Pohlmann, einem langhaarigen Typen mit Gitarre und Dreiwochenbart, der Maurer und Barmann war, bis er sein Glück als Sänger fand. Pohlmann macht auf ZWISCHEN HEIMWEH UND FERNSUCHT (Virgin/EMI) „erdige“ – im Unterschied zu „ehrlichen“, siehe oben – Songs mit deutschen Texten, die weitgehend nichtssagend wären, würden sie durch den affektierten und irgendwie R’n’B-mäßig gequetschten Vortrag nicht doch eher peinlich werden. Super gefallen haben sie dem H-Blockx-Sänger Henning Wehland (und besonders auch seiner Freundin, wie man hört), der Pohlmann half, einen Plattenvertrag an Land zu ziehen. Dem Publikum von Vonda Shepard und KT Tunstall, mit denen der Mann auf Tour war, hat es vielleicht gefallen.

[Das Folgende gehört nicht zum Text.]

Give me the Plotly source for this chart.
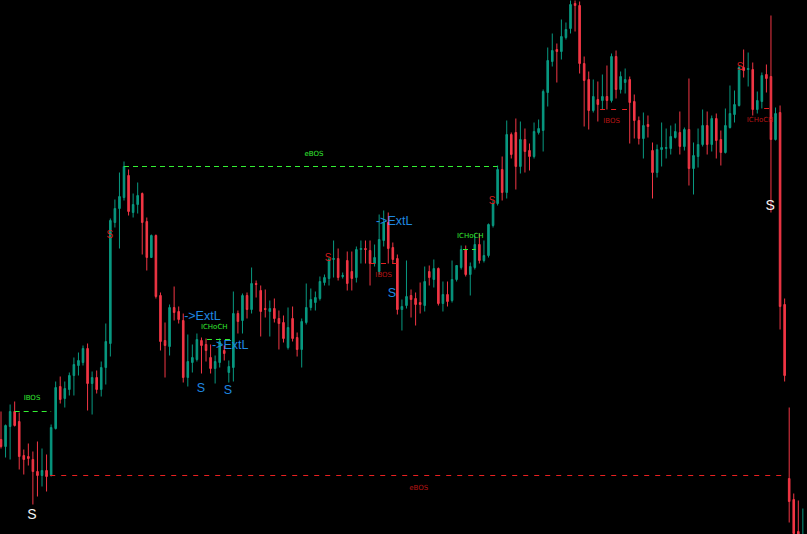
import plotly.graph_objects as go

# ---- candle data (index = bar number, prices in chart units) ----
opens = [95,88,108,123,113,79,78,75,63,59,64,59,106,148,136,145,159,169,172,186,
         151,157,145,167,191,312,326,337,359,322,330,341,313,277,299,239,194,188,227,223,
         214,157,172,175,194,190,177,166,172,184,162,167,221,214,239,225,251,244,226,223,
         226,216,212,187,216,197,185,212,227,232,236,252,256,275,276,258,274,263,257,285,
         286,284,271,263,294,312,287,276,225,229,239,236,232,229,263,255,266,231,240,234,
         255,267,285,260,267,290,274,279,309,331,365,342,400,402,368,395,384,378,402,404,
         442,473,485,483,497,506,531,529,471,455,424,435,434,438,434,478,445,452,455,433,
         414,396,410,384,362,385,386,386,397,402,388,405,366,378,390,409,390,416,395,382,
         407,420,429,467,465,465,425,433,460,458,395,422,230,56,35,3,-30]
highs = [123,110,130,133,122,85,91,83,93,86,80,110,153,158,153,162,177,182,189,191,
         163,164,173,211,316,335,362,373,365,341,352,342,317,300,300,242,212,230,248,228,
         221,200,190,201,197,196,190,179,196,189,174,243,224,241,242,267,254,249,245,234,
         236,224,219,227,228,202,216,251,246,243,258,260,277,294,286,262,283,283,288,294,
         294,294,290,320,324,322,292,280,235,274,245,242,252,268,269,275,267,253,253,274,
         269,289,289,272,299,301,294,311,334,369,378,414,402,416,413,406,391,412,415,445,
         487,501,491,515,512,534,534,533,478,463,455,453,460,469,481,484,463,466,458,440,
         418,422,419,392,390,412,406,409,411,423,407,456,392,406,425,423,419,421,404,426,
         449,444,469,485,482,472,443,462,470,519,427,429,236,127,41,34,26]
lows = [86,77,75,108,65,60,69,30,38,48,43,58,105,131,127,139,139,159,169,124,
        120,141,138,150,178,307,286,334,319,317,321,280,264,277,236,184,157,179,214,211,
        152,148,162,173,161,173,161,151,167,174,152,153,201,201,216,221,237,198,217,198,
        212,185,192,185,193,178,167,210,224,224,234,249,249,257,254,256,244,244,252,271,
        271,249,268,260,288,271,271,220,204,226,217,209,221,223,249,247,229,223,228,232,
        253,265,258,239,265,271,272,277,307,329,334,336,376,345,361,362,364,376,400,383,
        428,468,452,475,495,501,503,461,408,405,422,413,425,425,432,436,441,441,391,396,
        390,376,397,336,357,368,376,380,396,380,384,349,340,367,388,380,383,376,369,381,
        406,412,428,457,448,419,421,426,442,322,394,205,153,12,-5,-20,-35]
closes = [88,109,123,109,78,75,76,63,59,64,58,107,147,135,146,159,170,174,186,151,
          157,145,167,193,314,326,338,368,323,330,339,312,277,299,238,193,189,227,222,215,
          157,173,177,195,189,184,166,173,193,181,168,221,213,239,225,251,250,223,225,226,
          216,211,196,207,196,185,213,227,235,237,253,257,275,276,257,259,251,256,285,286,
          285,271,277,295,312,286,275,225,228,238,235,230,230,253,257,266,231,240,233,255,
          269,285,260,268,290,274,279,310,331,365,342,400,380,368,395,383,378,403,406,443,
          474,484,483,498,505,530,529,471,454,424,438,430,438,434,478,445,458,455,432,414,
          396,409,408,362,385,387,387,398,403,388,405,366,379,390,409,390,416,394,382,409,
          421,430,467,464,466,425,434,459,456,395,421,228,159,33,1,-11,-15]
bars = list(range(len(opens)))

# ---- structure levels (bar from, bar to, price) ----
green_lines = [(3, 11, 123), (27, 109, 368), (45.2, 50.7, 195), (101.4, 104.2, 285)]
red_lines = [(10.8, 172.5, 59), (81, 87, 271), (131.5, 137.4, 425), (167.5, 168.6, 426)]

green_labels = [("IBOS", 6.8, 136), ("eBOS", 68.7, 380), ("ICHoCH", 46.8, 207), ("ICHoCH", 103.0, 298)]
red_labels = [("eBOS", 91.7, 46), ("IBOS", 84.0, 259), ("IBOS", 134.0, 413), ("ICHoCH", 166.6, 414)]
extl_labels = [("->ExtL", 40.2, 218), ("->ExtL", 46.3, 189), ("->ExtL", 82.3, 313)]
blue_s = [(43.9, 146), (49.8, 144), (85.8, 241)]
white_s = [(6.8, 19), (168.8, 328)]
red_s = [(23.9, 299), (71.8, 276), (107.8, 333), (162.2, 467)]

TEAL = "#089981"
RED = "#f23645"

fig = go.Figure()

for x0, x1, p in green_lines:
    fig.add_trace(go.Scatter(x=[x0, x1], y=[p, p], mode="lines",
                             line=dict(color="#33f033", width=1, dash="5px,4px"),
                             hoverinfo="skip", showlegend=False))
for x0, x1, p in red_lines:
    fig.add_trace(go.Scatter(x=[x0, x1], y=[p, p], mode="lines",
                             line=dict(color="#e82020", width=1, dash="5px,6px"),
                             hoverinfo="skip", showlegend=False))

fig.add_trace(go.Scatter(x=[l[1] for l in green_labels], y=[l[2] for l in green_labels],
                         text=[l[0] for l in green_labels], mode="text", textposition="middle center",
                         textfont=dict(family="DejaVu Sans", size=7, color="#33e833"),
                         hoverinfo="skip", showlegend=False))
fig.add_trace(go.Scatter(x=[l[1] for l in red_labels], y=[l[2] for l in red_labels],
                         text=[l[0] for l in red_labels], mode="text", textposition="middle center",
                         textfont=dict(family="DejaVu Sans", size=7, color="#b81515"),
                         hoverinfo="skip", showlegend=False))
fig.add_trace(go.Scatter(x=[l[1] for l in extl_labels], y=[l[2] for l in extl_labels],
                         text=[l[0] for l in extl_labels], mode="text", textposition="middle right",
                         textfont=dict(family="Liberation Sans", size=12.5, color="#1f88e0"),
                         hoverinfo="skip", showlegend=False))
fig.add_trace(go.Scatter(x=[s[0] for s in blue_s], y=[s[1] for s in blue_s],
                         text=["S"] * len(blue_s), mode="text", textposition="middle center",
                         textfont=dict(family="Liberation Sans", size=12.5, color="#1f88e0"),
                         hoverinfo="skip", showlegend=False))
fig.add_trace(go.Scatter(x=[s[0] for s in white_s], y=[s[1] for s in white_s],
                         text=["S"] * len(white_s), mode="text", textposition="middle center",
                         textfont=dict(family="Liberation Sans", size=14, color="#f2f2f2"),
                         hoverinfo="skip", showlegend=False))
fig.add_trace(go.Scatter(x=[s[0] for s in red_s], y=[s[1] for s in red_s],
                         text=["S"] * len(red_s), mode="text", textposition="middle center",
                         textfont=dict(family="Liberation Sans", size=10, color="#d61c1c"),
                         hoverinfo="skip", showlegend=False))

fig.add_trace(go.Candlestick(
    x=bars, open=opens, high=highs, low=lows, close=closes,
    increasing=dict(line=dict(color=TEAL, width=1), fillcolor=TEAL),
    decreasing=dict(line=dict(color=RED, width=1), fillcolor=RED),
    whiskerwidth=0, showlegend=False))

fig.update_layout(
    width=807, height=534,
    margin=dict(l=0, r=0, t=0, b=0),
    paper_bgcolor="#000000", plot_bgcolor="#000000",
    boxgap=0.5,
    xaxis=dict(range=[-0.22, 176.91], visible=False, showgrid=False, zeroline=False,
               rangeslider=dict(visible=False)),
    yaxis=dict(range=[0.5, 534.5], visible=False, showgrid=False, zeroline=False),
)

fig.write_html(
    "out.html",
    config={"displayModeBar": False},
    post_script="document.body.style.margin='0';document.body.style.background='#000';"
                "document.body.style.overflow='hidden';",
)
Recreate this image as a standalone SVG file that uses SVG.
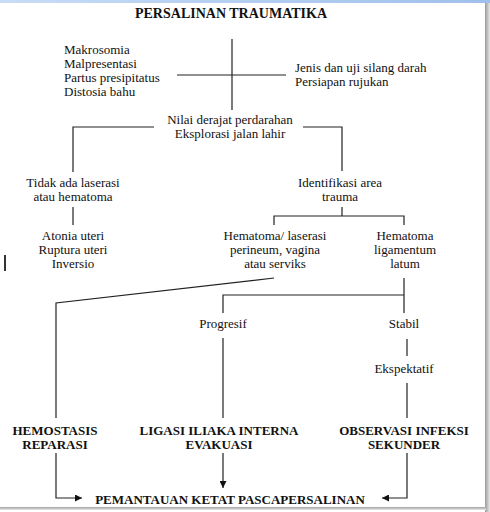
<svg xmlns="http://www.w3.org/2000/svg" width="490" height="512" viewBox="0 0 490 512">
<defs>
<linearGradient id="topband" x1="0" y1="0" x2="1" y2="0">
<stop offset="0" stop-color="#c8dcf6"/>
<stop offset="1" stop-color="#9fc0ec"/>
</linearGradient>
<linearGradient id="rshadow" x1="0" y1="0" x2="1" y2="0">
<stop offset="0" stop-color="#9a9a9a"/>
<stop offset="1" stop-color="#e8e8e8"/>
</linearGradient>
<linearGradient id="bshadow" x1="0" y1="0" x2="0" y2="1">
<stop offset="0" stop-color="#a0a0a0"/>
<stop offset="1" stop-color="#e8e8e8"/>
</linearGradient>
<marker id="arr" viewBox="0 0 10 10" refX="10" refY="5" markerWidth="7" markerHeight="7" markerUnits="userSpaceOnUse" orient="auto">
<path d="M0,0 L10,5 L0,10 z" fill="#111"/>
</marker>
</defs>
<style>
text{font-family:"Liberation Serif","Times New Roman",serif;font-size:13px;fill:#111;text-anchor:middle}
.l{text-anchor:start}
.b{font-weight:bold}
.t{font-weight:bold;font-size:14px}
#connectors line,#connectors polyline{stroke:#222;stroke-width:1.2;fill:none}
</style>
<rect width="490" height="512" fill="#fff"/>
<rect x="0" y="0" width="490" height="3" fill="url(#topband)"/>
<rect x="485" y="3" width="5" height="509" fill="url(#rshadow)"/>
<rect x="0" y="507" width="486" height="3" fill="url(#bshadow)"/>
<g id="connectors">
<line x1="232" y1="39" x2="232" y2="110"/>
<line x1="177" y1="75" x2="286" y2="75"/>
<polyline points="154,127 73,127 73,172"/>
<polyline points="303,127 342,127 342,171"/>
<line x1="73" y1="207" x2="73" y2="225"/>
<line x1="342" y1="207" x2="342" y2="216"/>
<polyline points="274,225 274,216 404,216 404,225"/>
<polyline points="274,278 56,303 56,418"/>
<line x1="404" y1="278" x2="404" y2="313"/>
<polyline points="223,313 223,295 404,295"/>
<line x1="223" y1="338" x2="223" y2="418"/>
<line x1="223" y1="453" x2="223" y2="488" marker-end="url(#arr)"/>
<line x1="407" y1="339" x2="407" y2="356"/>
<line x1="407" y1="383" x2="407" y2="418"/>
<polyline points="56,453 56,498 82,498" marker-end="url(#arr)"/>
<polyline points="407,453 407,498 382,498" marker-end="url(#arr)"/>
</g>
<line x1="5" y1="255" x2="5" y2="271" stroke="#333" stroke-width="2"/>
<g id="title"><text class="t" x="231" y="18">PERSALINAN TRAUMATIKA</text></g>
<g id="risk"><text class="l" x="64" y="54">Makrosomia</text><text class="l" x="64" y="68">Malpresentasi</text><text class="l" x="64" y="82">Partus presipitatus</text><text class="l" x="64" y="96">Distosia bahu</text></g>
<g id="prep"><text class="l" x="295" y="72">Jenis dan uji silang darah</text><text class="l" x="295" y="86">Persiapan rujukan</text></g>
<g id="nilai"><text x="230" y="124">Nilai derajat perdarahan</text><text x="230" y="138">Eksplorasi jalan lahir</text></g>
<g id="tidak"><text x="73" y="187">Tidak ada laserasi</text><text x="73" y="201">atau hematoma</text></g>
<g id="identifikasi"><text x="340" y="187">Identifikasi area</text><text x="340" y="201">trauma</text></g>
<g id="atonia"><text x="73" y="240">Atonia uteri</text><text x="73" y="254">Ruptura uteri</text><text x="73" y="268">Inversio</text></g>
<g id="hematoma1"><text x="275" y="240">Hematoma/ laserasi</text><text x="275" y="254">perineum, vagina</text><text x="275" y="268">atau serviks</text></g>
<g id="hematoma2"><text x="405" y="240">Hematoma</text><text x="405" y="254">ligamentum</text><text x="405" y="268">latum</text></g>
<g id="progresif"><text x="223" y="328">Progresif</text></g>
<g id="stabil"><text x="404" y="328">Stabil</text></g>
<g id="ekspektatif"><text x="404" y="373">Ekspektatif</text></g>
<g id="hemostasis"><text class="b" x="55" y="435">HEMOSTASIS</text><text class="b" x="55" y="449">REPARASI</text></g>
<g id="ligasi"><text class="b" x="219" y="435">LIGASI ILIAKA INTERNA</text><text class="b" x="219" y="449">EVAKUASI</text></g>
<g id="observasi"><text class="b" x="404" y="435">OBSERVASI INFEKSI</text><text class="b" x="404" y="449">SEKUNDER</text></g>
<g id="pemantauan"><text class="b" x="230" y="504">PEMANTAUAN KETAT PASCAPERSALINAN</text></g>
</svg>
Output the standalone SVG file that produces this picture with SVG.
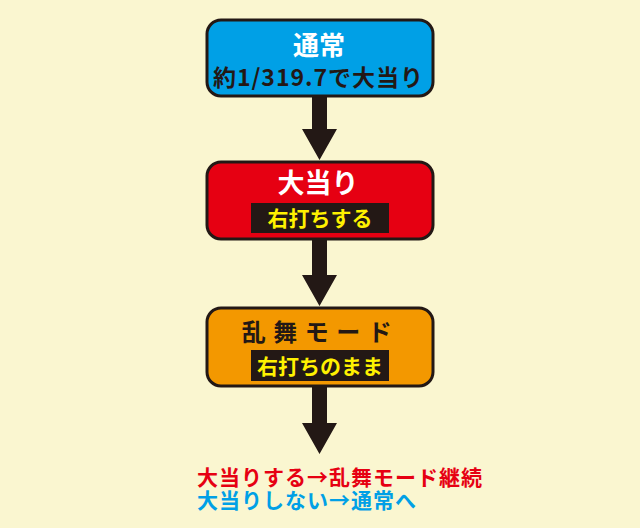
<svg xmlns="http://www.w3.org/2000/svg" width="640" height="528" viewBox="0 0 640 528">
<style>
.t{font-family:"Noto Sans CJK JP","Noto Sans",sans-serif;font-weight:bold;text-anchor:middle}
.box{stroke:#231815;stroke-width:3}
.lbl{fill:#231815}
.y{fill:#FFF100;font-size:21px}
.arr{fill:#231815}
.res{font-family:"Noto Sans CJK JP","Noto Sans",sans-serif;font-weight:bold;font-size:21px;letter-spacing:1px}
</style>
<rect x="0" y="0" width="640" height="528" fill="#FAF6D0"/>
<g id="connectors">
<path class="arr" d="M312 97 H327 V129 H337 L319.5 160 L302 129 H312 Z"/>
<path class="arr" d="M312 240 H327 V275 H337 L319.5 306 L302 275 H312 Z"/>
<path class="arr" d="M312 386 H327 V423 H337 L319.5 454 L302 423 H312 Z"/>
</g>
<g id="node-normal">
<rect class="box" x="207" y="20" width="226" height="76" rx="14" fill="#00A0E6"/>
<text class="t" x="319" y="55" font-size="26" fill="#FFFFFF">通常</text>
<text class="t" x="318.5" y="86" font-size="23" fill="#231815" letter-spacing="1">約1/319.7で大当り</text>
</g>
<g id="node-jackpot">
<rect class="box" x="207" y="162" width="226" height="77" rx="14" fill="#E60012"/>
<text class="t" x="318" y="193" font-size="27" fill="#FFFFFF">大当り</text>
<rect class="lbl" x="251" y="203" width="138" height="30"/>
<text class="t y" x="320" y="226">右打ちする</text>
</g>
<g id="node-ranbu">
<rect class="box" x="207" y="308" width="226" height="78" rx="14" fill="#F39800"/>
<text class="t" x="320.5" y="341" font-size="24" fill="#231815" letter-spacing="7.5">乱舞モード</text>
<rect class="lbl" x="251" y="350" width="138" height="31"/>
<text class="t y" x="320" y="374">右打ちのまま</text>
</g>
<g id="result">
<text class="res" x="197" y="484.5" fill="#E60012">大当りする→乱舞モード継続</text>
<text class="res" x="197" y="507.5" fill="#00A0E6">大当りしない→通常へ</text>
</g>
</svg>
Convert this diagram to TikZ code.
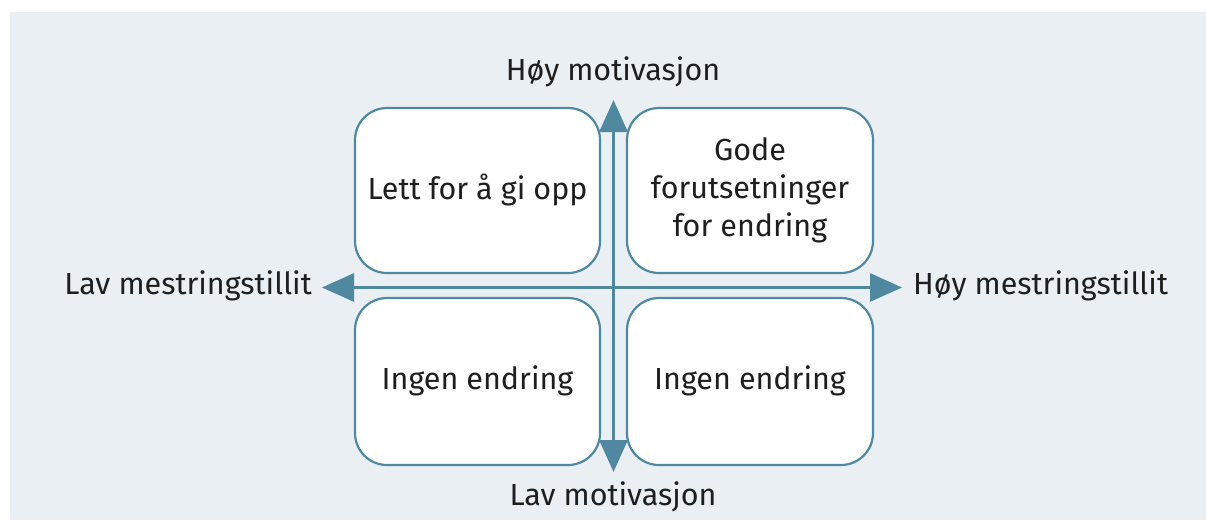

Von Mann zu Mann: Jonesmann ist ein Frankfurter MC, der mit seinem hessischem Akzent mal infantil-vulgäre Schimpftiraden auf andere MCs losläßt („Bis der letzte fällt“), mal aber auch in den typisch verlogenen Sing-Sang des deutschen R’n’B-Genres verfällt („Fick dich“). Sein Flow ist akzeptabel, sein Album SJ (Bozz/ Subword/SonyBMG) aber enthält nicht einen einzigen Song, der so gut wäre wie „My Life“, der erste Rap des elfjährigen Benno „The B“ aus Manhattan. The B nimmt in seinem Kinderzimmer nach der Schule mit seinen Freunden (The Young Fools: www.freewebs.com/youngfools) HipHop auf und die CD mit einem selbstgemalten Cover, die er mir geschickt hat, ist eine heimliche Platte des Monats, leider aber nicht im Handel erhältlich.